Le gouvernement sénégalais a annoncé lundi la dissolution du Pastef, le parti d’Ousmane Sonko, moins de deux heures après son inculpation et son placement en détention pour « appels à l’insurrection et complot » contre l’État. Des manifestations contre l’incarcération de l’opposant ont eu lieu dans la journée, à Dakar et Ziguinchor, et au moins deux personnes sont décédées.
« Le parti politique Pastef est dissous par décret », a annoncé le ministre de l’Intérieur Antoine Diome dans un communiqué, justifiant sa décision par ses appels « fréquents » à des « mouvements insurrectionnels » qui ont fait selon lui de nombreux morts en mars 2021 et juin 2023. Ces menaces, poursuit le ministre de l’Intérieur, constituent « un manquement permanent et sérieux aux obligations des partis politiques. »
Le Pastef conteste cette décision. « Cette décision n’obéit à aucune logique démocratique », critique Ousseynou Ly, membre de la cellule de communication du parti.
Ousseynou Ly
Un peu plus tôt dans la journée, lundi 31 juillet, le candidat à la présidentielle de 2024, avait été inculpé par un juge qui a ordonné son placement en détention notamment pour « appels à l’insurrection et complot » contre l’État, a annoncé à un de ses avocats. Au total, ce sont huit chefs d’inculpation en charge contre l’opposant sénégalais et ce, après quatre heures d’un face-à-face avec le doyen des juges que cette décision de mandat de dépôt lui a été notifiée, rapporte notre correspondant à Dakar, Birahim Touré.
Ousmane Sonko avait été interpellé vendredi à son domicile.

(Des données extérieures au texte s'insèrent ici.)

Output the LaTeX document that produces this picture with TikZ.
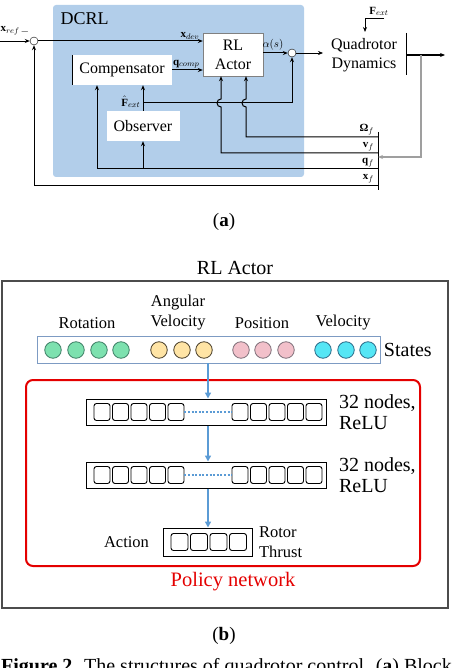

Au retour de la prière, le président du Pastef affirmait avoir arraché le téléphone d’une gendarme qui le filmait sans son accord. « Un vol avec violence », selon les autorités sénégalaises. Dans un post Facebook qui lui est attribué, Ousmane Sonko estime qu’il va s’en remettre à Dieu, car il place en lui toute sa confiance.
Des morts à Ziguinchor
Plusieurs leaders de l’opposition avaient décidé de tenir un point de presse au siège d’un des partis leaders de la coalition Yewwi Askan Wi. Finalement, la gendarmerie a interdit cette manifestation et plusieurs mouvements de protestation ont éclaté en début d’après-midi jusque tard dans la soirée lundi.
Des échauffourées qui ont poussé les stations d’essence à fermer leur pompe et boutiques pour 72 heures à compter de ce lundi. Elles sont souvent la cible des manifestants en période de tension.

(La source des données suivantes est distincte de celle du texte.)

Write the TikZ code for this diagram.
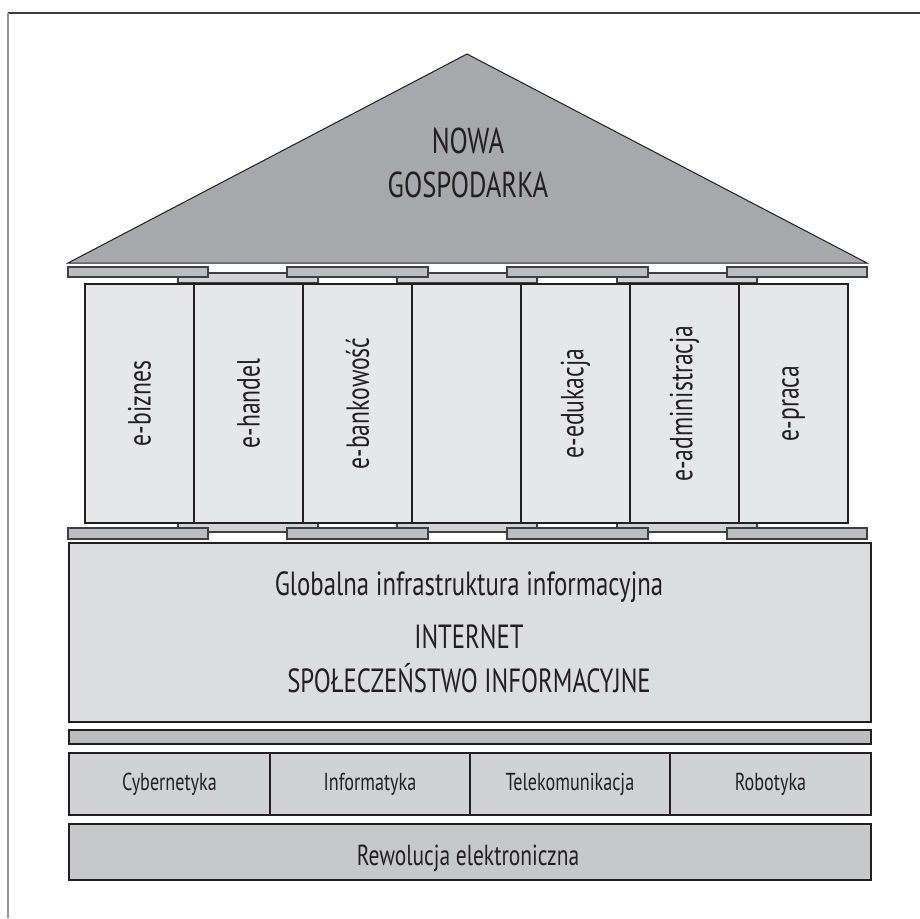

Troisième procédure judiciaire
Ousmane Sonko, 49 ans, voit ainsi s’ouvrir une troisième procédure judiciaire à son encontre, qui risque de compromettre encore davantage sa participation à l’élection présidentielle de février 2024.
L’élu de Zinguinchor, actuellement en grève de la faim, a déjà été condamné le 1er juin à deux ans de prison ferme pour « corruption de la jeunesse » dans l’affaire qui l’opposait à la masseuse Adji Sarr. La décision de justice avait conduit à des émeutes provoquant entre 16 et 30 morts.
Il avait également été condamné le 8 mai à six mois de prison avec sursis à l’issue d’un procès en appel pour diffamation, une peine largement perçue comme le rendant inéligible pour l’élection. Mais il n’a pas encore épuisé ses recours devant la Cour suprême.